Is anything ever what it appears to be? That is what artist Daniel Arsham asks when he is making art, whether if that is a collaboration on a pair of 3-D printed shoes with Adidas, or a new exhibition that just as well could be set in a distant (or near) future as in a post-apocalyptic present.
In fact, not knowing what is what and when is when is the exact feeling one gets when walking into Arsham’s new exhibition, titled “3018,” which opened this past weekend at Galerie Perrotin in New York. In the middle of the room is a dumpster-like pile (covered in a layer of ash-like dust) filled with objects from the past (VHS tapes, rotary dial phones, Blackberries, and cameras) as a nostalgic nod to the early 2000s.
Arsham’s intention is, indeed, to confuse. “I think the works create confusion about time and that confusion is intentional,” he tells CR. “I want to invite people to think about time as a construct and to have the ability to be dislocated within in it.”
He sat down with CR to talk about art, fashion and how social media has brought the two closer than ever before.
Your new exhibition is called “3018” which makes me relate it to 2018. What was the thought behind this name?

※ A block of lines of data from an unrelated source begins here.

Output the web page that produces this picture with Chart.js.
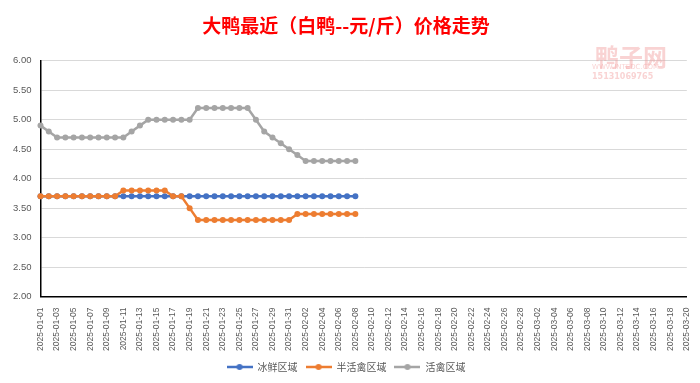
<!DOCTYPE html>
<html>
<head>
<meta charset="utf-8">
<script src="https://cdn.jsdelivr.net/npm/chart.js@4"></script>
<style>
  html, body { margin: 0; padding: 0; background: #fff; }
  #wrap { width: 700px; height: 383px; position: relative; }
</style>
</head>
<body>
<div id="wrap"><canvas id="priceChart"></canvas></div>
<script>
// dates 2025-01-01 .. 2025-03-20
const dates = [];
for (let m = 1; m <= 3; m++) {
  const days = m === 1 ? 31 : m === 2 ? 28 : 20;
  for (let d = 1; d <= days; d++) {
    dates.push('2025-' + String(m).padStart(2, '0') + '-' + String(d).padStart(2, '0'));
  }
}

const seriesNames = ['冰鲜区域', '半活禽区域', '活禽区域'];

const frozen = [3.7,3.7,3.7,3.7,3.7,3.7,3.7,3.7,3.7,3.7,3.7,3.7,3.7,3.7,3.7,3.7,3.7,3.7,3.7,3.7,
  3.7,3.7,3.7,3.7,3.7,3.7,3.7,3.7,3.7,3.7,3.7,3.7,3.7,3.7,3.7,3.7,3.7,3.7,3.7];
const semiLive = [3.7,3.7,3.7,3.7,3.7,3.7,3.7,3.7,3.7,3.7,3.8,3.8,3.8,3.8,3.8,3.8,3.7,3.7,3.5,3.3,
  3.3,3.3,3.3,3.3,3.3,3.3,3.3,3.3,3.3,3.3,3.3,3.4,3.4,3.4,3.4,3.4,3.4,3.4,3.4];
const live = [4.9,4.8,4.7,4.7,4.7,4.7,4.7,4.7,4.7,4.7,4.7,4.8,4.9,5.0,5.0,5.0,5.0,5.0,5.0,5.2,
  5.2,5.2,5.2,5.2,5.2,5.2,5.0,4.8,4.7,4.6,4.5,4.4,4.3,4.3,4.3,4.3,4.3,4.3,4.3];

const colors = ['#4472C4', '#ED7D31', '#A5A5A5'];

const yTicks = [2.0, 2.5, 3.0, 3.5, 4.0, 4.5, 5.0, 5.5, 6.0];

// legend marker: line with a dot in the middle
function legendMarker(color) {
  const c = document.createElement('canvas');
  c.width = 26; c.height = 8;
  const g = c.getContext('2d');
  g.strokeStyle = color;
  g.lineWidth = 2.5;
  g.beginPath(); g.moveTo(0, 4); g.lineTo(26, 4); g.stroke();
  g.fillStyle = color;
  g.beginPath(); g.arc(13, 4, 3, 0, Math.PI * 2); g.fill();
  return c;
}

// faint site watermark top right
const watermark = {
  id: 'watermark',
  afterDraw(chart) {
    const ctx = chart.ctx;
    ctx.save();
    ctx.fillStyle = 'rgba(240,150,150,0.42)';
    ctx.textAlign = 'left';
    ctx.font = 'bold 24px "Noto Sans CJK SC"';
    ctx.fillText('鸭子网', 595, 57);
    ctx.font = '7px "DejaVu Sans"';
    ctx.fillText('WWW.INTEDC.COM', 592, 67);
    ctx.font = 'bold 8px "DejaVu Sans"';
    ctx.fillText('15131069765', 592, 77);
    ctx.restore();
  }
};

const ctx = document.getElementById('priceChart').getContext('2d');
const myChart = new Chart(ctx, {
  type: 'line',
  data: {
    labels: dates,
    datasets: [frozen, semiLive, live].map((vals, i) => ({
      label: seriesNames[i],
      data: vals,
      order: 2 - i,
      borderColor: colors[i],
      backgroundColor: colors[i],
      borderWidth: 2.5,
      pointRadius: 3,
      pointBorderWidth: 0,
      pointStyle: 'circle',
      tension: 0,
    })),
  },
  options: {
    responsive: true,
    maintainAspectRatio: false,
    animation: false,
    layout: { padding: { left: 4, right: 12, top: 4, bottom: 1 } },
    plugins: {
      title: {
        display: true,
        text: '大鸭最近（白鸭--元/斤）价格走势',
        color: '#FF0000',
        font: { family: '"Noto Sans CJK SC"', size: 19, weight: 'bold' },
        padding: { top: 10, bottom: 24 },
      },
      legend: {
        position: 'bottom',
        labels: {
          usePointStyle: true,
          pointStyleWidth: 26,
          color: '#595959',
          font: { family: '"Noto Sans CJK SC"', size: 10 },
          padding: 8,
          generateLabels: (chart) => chart.data.datasets.map((ds, i) => ({
            text: ds.label,
            fontColor: '#595959',
            pointStyle: legendMarker(colors[i]),
            datasetIndex: i,
            lineWidth: 0,
          })),
        },
      },
      tooltip: { enabled: false },
    },
    scales: {
      x: {
        offset: false,
        grid: { display: false },
        border: { color: '#000', width: 1.5 },
        ticks: {
          autoSkip: false,
          maxRotation: 90,
          minRotation: 90,
          color: '#595959',
          font: { family: '"Liberation Sans"', size: 8.5 },
          callback: function (v, i) { return i % 2 === 0 ? dates[i] : ''; },
        },
      },
      y: {
        min: 2,
        max: 6,
        afterBuildTicks: (axis) => { axis.ticks = yTicks.map(v => ({ value: v })); },
        grid: { color: '#D9D9D9', drawTicks: false },
        border: { color: '#000', width: 1.5 },
        ticks: {
          color: '#595959',
          padding: 9,
          font: { family: '"Liberation Sans"', size: 9.5 },
          callback: (v) => Number(v).toFixed(2),
        },
      },
    },
  },
  plugins: [watermark],
});
</script>
</body>
</html>
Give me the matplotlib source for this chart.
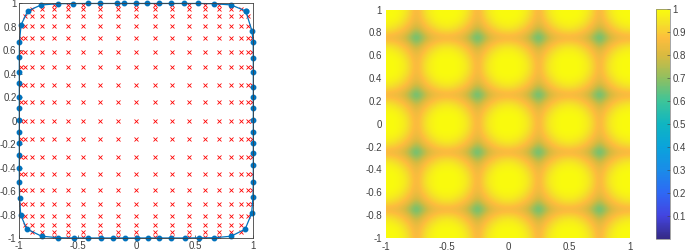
import numpy as np
import matplotlib
matplotlib.use('Agg')
import matplotlib.pyplot as plt
from matplotlib.colors import LinearSegmentedColormap
from matplotlib.path import Path

plt.rcParams['font.family'] = ['Liberation Sans', 'DejaVu Sans']
plt.rcParams['font.size'] = 7

# boundary nodes (counter-clockwise, starting top right)
bnd_x = [0.935, 0.809, 0.660, 0.530, 0.405, 0.297, 0.197, 0.091, -0.003, -0.103, -0.168, -0.310, -0.416, -0.544, -0.673, -0.815,
         -0.928, -0.985, -0.999, -1.0, -1.0, -1.0, -1.0, -1.0, -1.0, -1.0, -1.0, -1.0, -1.0, -1.0, -0.998, -0.988,
         -0.937, -0.809, -0.667, -0.530, -0.415, -0.302, -0.202, -0.097, 0.003, 0.097, 0.194, 0.297, 0.416, 0.538, 0.667, 0.810,
         0.930, 0.986, 0.997, 1.0, 1.0, 1.0, 1.0, 1.0, 1.0, 1.0, 1.0, 1.0, 1.0, 1.0, 0.999, 0.988]
bnd_y = [0.936, 0.988, 0.998, 1.0, 1.0, 1.0, 1.0, 1.0, 1.0, 1.0, 1.0, 1.0, 1.0, 0.999, 0.998, 0.987,
         0.936, 0.817, 0.674, 0.541, 0.418, 0.319, 0.205, 0.106, 0.005, -0.093, -0.192, -0.290, -0.405, -0.525, -0.656, -0.804,
         -0.923, -0.985, -0.998, -1.0, -1.0, -1.0, -1.0, -1.0, -1.0, -1.0, -1.0, -1.0, -1.0, -0.999, -0.998, -0.985,
         -0.925, -0.790, -0.648, -0.520, -0.377, -0.278, -0.192, -0.093, 0.006, 0.106, 0.200, 0.290, 0.418, 0.533, 0.674, 0.768]

# interior node coordinates (same along x and y)
grid_vals = [-0.988, -0.951, -0.891, -0.809, -0.707, -0.588, -0.454, -0.309, -0.156, 0.0,
             0.156, 0.309, 0.454, 0.588, 0.707, 0.809, 0.891, 0.951, 0.988]

# right panel: values over a quarter cell, offsets 0..0.25 from a peak (step 0.05)
quarter = [[1.00, 1.00, 0.99, 0.97, 0.91, 0.85],
           [1.00, 1.00, 0.99, 0.96, 0.905, 0.845],
           [0.99, 0.99, 0.975, 0.93, 0.885, 0.83],
           [0.97, 0.96, 0.93, 0.90, 0.85, 0.79],
           [0.91, 0.905, 0.885, 0.85, 0.79, 0.71],
           [0.85, 0.845, 0.83, 0.79, 0.71, 0.62]]
tile_idx = [0, 1, 2, 3, 4, 5, 4, 3, 2, 1] * 4 + [0]

# parula-like colour stops
cstops = [0.0, 0.1, 0.2, 0.3, 0.4, 0.5, 0.6, 0.7, 0.8, 0.875, 0.94, 1.0]
ccolors = [(0.208, 0.166, 0.529), (0.265, 0.270, 0.880), (0.180, 0.410, 0.960),
           (0.100, 0.550, 0.910), (0.040, 0.640, 0.860), (0.060, 0.710, 0.760),
           (0.240, 0.770, 0.600), (0.560, 0.750, 0.380), (0.850, 0.730, 0.250),
           (0.990, 0.740, 0.240), (0.960, 0.880, 0.160), (0.977, 0.984, 0.054)]
cmap = LinearSegmentedColormap.from_list('parula', list(zip(cstops, ccolors)))

edge = '#404040'


def fmt(v):
    return '%g' % (v + 0.0)


fig = plt.figure(figsize=(6.85, 2.52), dpi=100)

# --- left: nodes
ax1 = fig.add_axes([0.0282, 0.0556, 0.3416, 0.9306])
gx, gy = np.meshgrid(grid_vals, grid_vals)
pts = np.column_stack([gx.ravel(), gy.ravel()])
poly = Path(np.column_stack([bnd_x, bnd_y]) * 1.005)
inside = poly.contains_points(pts)
ax1.plot(pts[inside, 0], pts[inside, 1], 'x', color='red', ms=3, mew=0.6, linestyle='none')
ax1.plot(bnd_x + bnd_x[:1], bnd_y + bnd_y[:1], '-o', color='#0072BD', ms=3.2, lw=0.9, clip_on=False)
ax1.set_xlim(-1, 1)
ax1.set_ylim(-1, 1)
xt = [-1, -0.5, 0, 0.5, 1]
ax1.set_xticks(xt)
ax1.set_xticklabels([fmt(v) for v in xt])
yt = np.round(np.arange(-1, 1.01, 0.2), 1)
ax1.set_yticks(yt)
ax1.set_yticklabels([fmt(v) for v in yt])
ax1.tick_params(direction='in', length=2, width=0.5, pad=2, colors=edge)
for s in ax1.spines.values():
    s.set_color(edge)
    s.set_linewidth(0.6)

# --- right: field
ax2 = fig.add_axes([0.5635, 0.0556, 0.3562, 0.9067])
field = np.array(quarter)[np.ix_(tile_idx, tile_idx)]
h = 0.025
im = ax2.imshow(field, extent=[-1 - h, 1 + h, -1 - h, 1 + h], origin='lower', cmap=cmap,
                vmin=0, vmax=1, interpolation='bicubic', aspect='auto')
ax2.set_xlim(-1, 1)
ax2.set_ylim(-1, 1)
ax2.set_xticks(xt)
ax2.set_xticklabels([fmt(v) for v in xt])
ax2.set_yticks(yt)
ax2.set_yticklabels([fmt(v) for v in yt])
ax2.tick_params(length=0, pad=3, colors=edge)
for s in ax2.spines.values():
    s.set_visible(False)

cax = fig.add_axes([0.9577, 0.0528, 0.0204, 0.910])
cticks = np.round(np.arange(0.1, 1.01, 0.1), 1)
cb = fig.colorbar(im, cax=cax, ticks=cticks)
cb.ax.set_yticklabels([fmt(v) for v in cticks])
cb.ax.tick_params(direction='in', length=2, width=0.4, pad=2, colors=edge)
cb.outline.set_linewidth(0.5)
cb.outline.set_edgecolor('#808080')

fig.savefig('out.png', dpi=100)
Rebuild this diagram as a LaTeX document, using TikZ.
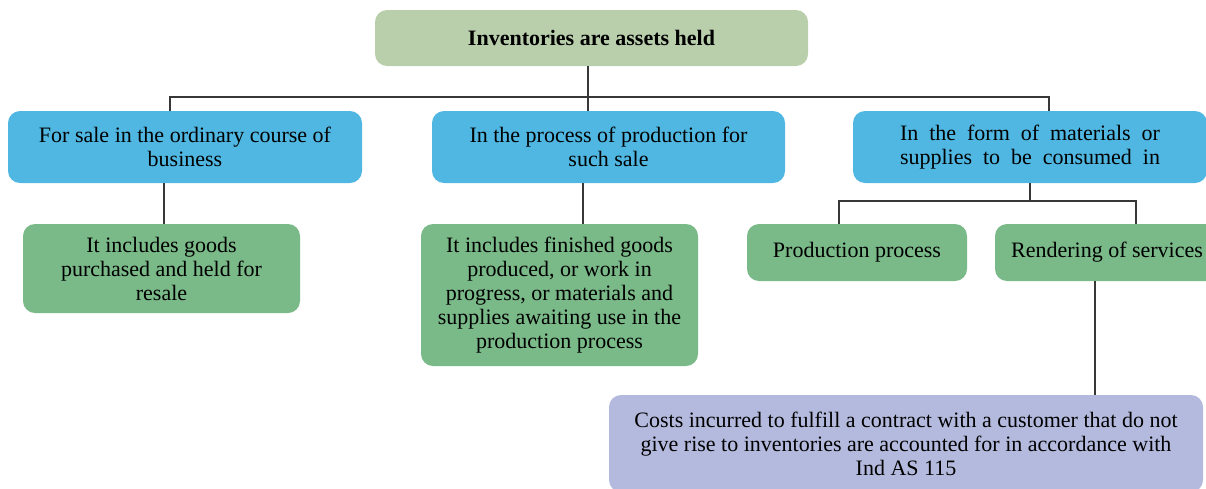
\documentclass[tikz,border=0pt]{standalone}
\usepackage{fontspec}
\setmainfont{Liberation Serif}
\definecolor{topgreen}{RGB}{185,207,172}
\definecolor{boxblue}{RGB}{79,183,225}
\definecolor{boxgreen}{RGB}{122,185,136}
\definecolor{boxpurple}{RGB}{180,186,221}
\definecolor{linegray}{RGB}{55,55,55}
\begin{document}
\begin{tikzpicture}[x=1pt,y=-1pt,
  box/.style={rounded corners=12pt, inner sep=0pt, align=center, text=black,
    font=\fontsize{22}{24}\selectfont},
  conn/.style={draw=linegray, line width=1.2pt}]
\useasboundingbox (0,0) rectangle (1206,488);
\node[box, fill=topgreen, minimum width=433pt, minimum height=56pt, font=\fontsize{22}{24}\selectfont\bfseries] (top) at (591.5,38) {Inventories are assets held};
\node[box, fill=boxblue, minimum width=354pt, minimum height=72pt] (b1) at (185,147) {For sale in the ordinary course of\\business};
\node[box, fill=boxblue, minimum width=353pt, minimum height=72pt] (b2) at (608.5,147) {In the process of production for\\such sale};
\node[box, fill=boxblue, minimum width=354pt, minimum height=72pt] (b3) at (1030,147) {\makebox[260pt][s]{In the form of materials or}\\\makebox[260pt][s]{supplies to be consumed in}};
\node[box, fill=boxgreen, minimum width=277pt, minimum height=89pt] (g1) at (161.5,268.5) {It includes goods\\purchased and held for\\resale};
\node[box, fill=boxgreen, minimum width=277pt, minimum height=142pt] (g2) at (559.5,295) {It includes finished goods\\produced, or work in\\progress, or materials and\\supplies awaiting use in the\\production process};
\node[box, fill=boxgreen, minimum width=220pt, minimum height=57pt] (g3) at (857,252.5) {Production process};
\node[box, fill=boxgreen, minimum width=224pt, minimum height=57pt] (g4) at (1107,252.5) {Rendering of services};
\node[box, fill=boxpurple, minimum width=594pt, minimum height=97pt] (p) at (906,443.5) {Costs incurred to fulfill a contract with a customer that do not\\give rise to inventories are accounted for in accordance with\\Ind AS 115};
% connectors
\coordinate (j0) at (588,97);
\coordinate (jl) at (170,97);
\coordinate (jr) at (1049,97);
\draw[conn] (top.south -| j0) -- (j0);
\draw[conn] (b1.north -| jl) -- (jl) -- (jr) -- (b3.north -| jr);
\draw[conn] (j0) -- (b2.north -| j0);
\coordinate (k1) at (164,0);
\draw[conn] (b1.south -| k1) -- (g1.north -| k1);
\coordinate (k2) at (583,0);
\draw[conn] (b2.south -| k2) -- (g2.north -| k2);
\coordinate (j3) at (1030,201);
\coordinate (j3l) at (839,201);
\coordinate (j3r) at (1136,201);
\draw[conn] (b3.south -| j3) -- (j3);
\draw[conn] (g3.north -| j3l) -- (j3l) -- (j3r) -- (g4.north -| j3r);
\coordinate (k4) at (1095,0);
\draw[conn] (g4.south -| k4) -- (p.north -| k4);
\end{tikzpicture}
\end{document}
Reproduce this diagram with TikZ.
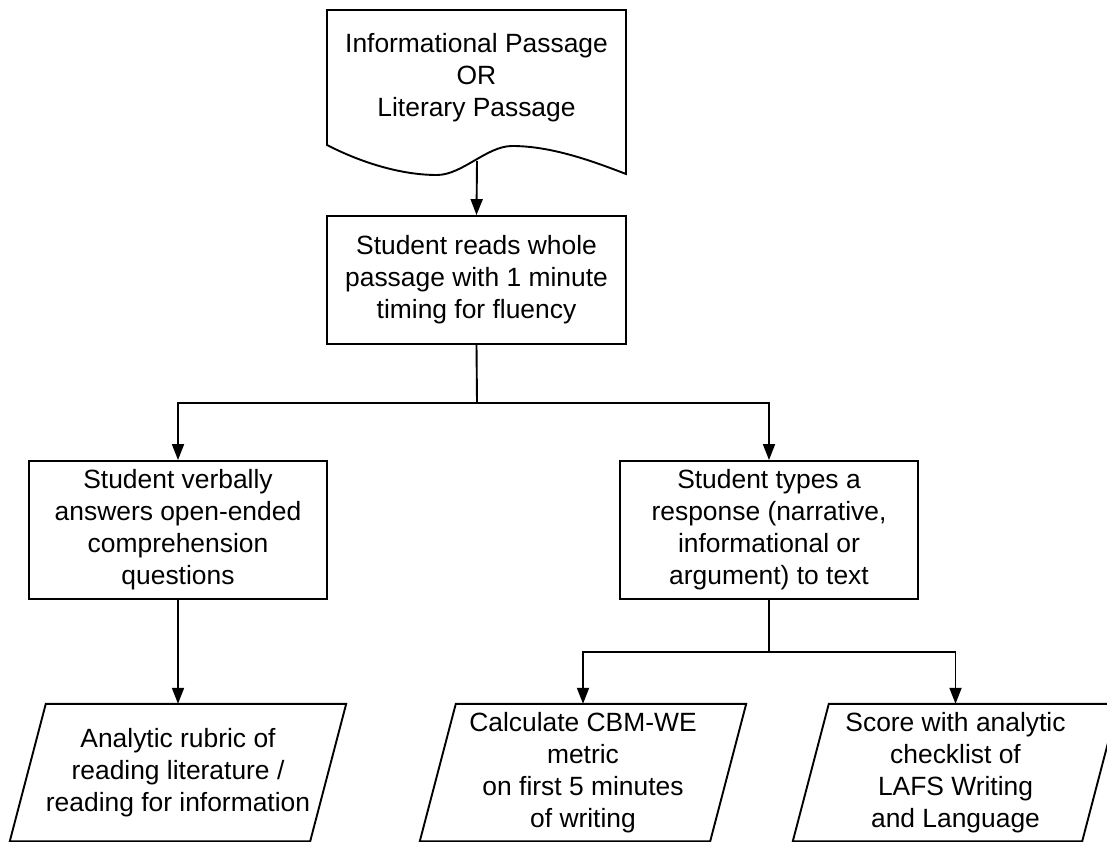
\documentclass[tikz,border=0pt]{standalone}
\usepackage{fontspec}
\setmainfont{Liberation Sans}
\usetikzlibrary{arrows.meta}
\begin{document}
\begin{tikzpicture}[x=1pt,y=-1pt,
  every node/.style={font=\fontsize{26.4}{32}\selectfont, align=center, inner sep=0pt, text=black},
  shapeline/.style={draw=black, line width=1.9pt, line join=miter},
  conn/.style={draw=black, line width=1.9pt},
  arr/.style={conn, -{Triangle[width=12pt,length=16pt]}},
  procbox/.style={shapeline, rectangle, minimum width=#1, minimum height=138},
  ioshape/.style={rectangle, minimum height=137, minimum width=#1}
]
\useasboundingbox (0,0) rectangle (1107,842);
\fill[white] (0,0) rectangle (1107,842);

% document shape
\node (doc) at (476.5,78) {Informational Passage\\OR\\Literary Passage};
\draw[shapeline] (327,10) -- (626,10) -- (626,174)
  .. controls (590,160) and (550,146) .. (512,146)
  .. controls (487,146) and (462,175) .. (437,175)
  .. controls (400,175) and (360,162) .. (327,145) -- cycle;
\coordinate (docb) at (477,161);

% process boxes
\node[shapeline, rectangle, minimum width=299, minimum height=128] (read) at (476.5,280)
  {Student reads whole\\passage with 1 minute\\timing for fluency};
\node[procbox=298] (verbal) at (178,530)
  {Student verbally\\answers open-ended\\comprehension\\questions};
\node[procbox=298] (types) at (769,530)
  {Student types a\\response (narrative,\\informational or\\argument) to text};

% parallelograms (input/output)
\node[ioshape=336] (rubric) at (178,772.5)
  {Analytic rubric of\\reading literature /\\reading for information};
\node[ioshape=326] (cbm) at (583,772.5)
  {Calculate CBM-WE\\metric\\on first 5 minutes\\of writing};
\node[ioshape=325] (score) at (955.5,772.5)
  {Score with analytic\\checklist of\\LAFS Writing\\and Language};
\foreach \n in {rubric,cbm,score}{
  \draw[shapeline] ([xshift=36pt]\n.north west) -- (\n.north east)
    -- ([xshift=-36pt]\n.south east) -- (\n.south west) -- cycle;
}

% connectors
\coordinate (j1) at (477,403);
\coordinate (j2) at (769,652);
\draw[arr] (docb) -- (read.north);
\draw[conn] (read.south) -- (j1);
\draw[arr] (j1) -| (verbal.north);
\draw[arr] (j1) -| (types.north);
\draw[arr] (verbal.south) -- (rubric.north);
\draw[conn] (types.south) -- (j2);
\draw[arr] (j2) -| (cbm.north);
\draw[arr] (j2) -| (score.north);
\end{tikzpicture}
\end{document}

“A lot of the works are projections of the future, of a fictional archeology, and they create a scenario where, as viewer, you might be dislocated in time. You could be a 100 years in the future or you could be a one thousand years in the future, I like the idea that this exhibition is jumping one thousand years from the date of the opening of it.”
How did the process of designing a pair of shoes compare with creating a piece of art?
“I went back into their archive and found things that I either thought were relevant for me, or that I thought would be for my audience. The design process was about curating a portion of their archive, thinking about the past, present, and future, and about the advancement of technology in the creation of shoes since the company was founded. The third shoe I designed is 3-D printed, so compared to the technology they’ve used in the past, that’s a new thing for them.”
Your art has an ability to be very approachable and interactive with people, much like architecture and fashion is, if done successfully. Was there anything that initially inspired you to make art that alludes to aspects of real life?
“I think the work is quiet in a way, you might walk into the room and not really notice it. And I often use icons, objects which are icons, which create the impression of being approachable, because they are things we all know and have a familiarity with. I see that as an invitation to think about the work… and it certainly is approachable, both culturally and geographically. I can do this exact same show in Beijing, Tokyo, or Brazil and the audience would have similar reactions to it.”
If fashion is wearable art, do you believe that art also could be considered fashion? Where do you think the line is drawn between art that you wear, and art that you look at?
“Everything is blended now. There is a kind of equalizing factor that has come in the past five years, purely from social media I think, that has made different disciplines of creative production sit on the same kind of field. Partially that has to do with the apps themselves and how information is communicated, but another part is that it has created a community where there is a lot of people in this universe who I [as an artist] know through social. That community is certainly influential in my way of thinking about what I produce and how it’s seen and who is experiencing it.”
Why do you think we’ve recently seen more and more artists dip into fashion (i.e Jeff Koons for Louis Vuitton and Keith Haring for Coach)?
“I think people think about fashion in a different way than they do about art. Maybe fashion a bit more accessible and people feel more comfortable with it. And I think that, if I can engage that as an artist, it is certainly useful. In the collaborations I’ve done within fashion, it’s often for me about engaging an audience that is not necessarily aware of the art world, and through this channel, I am able to show them this universe.”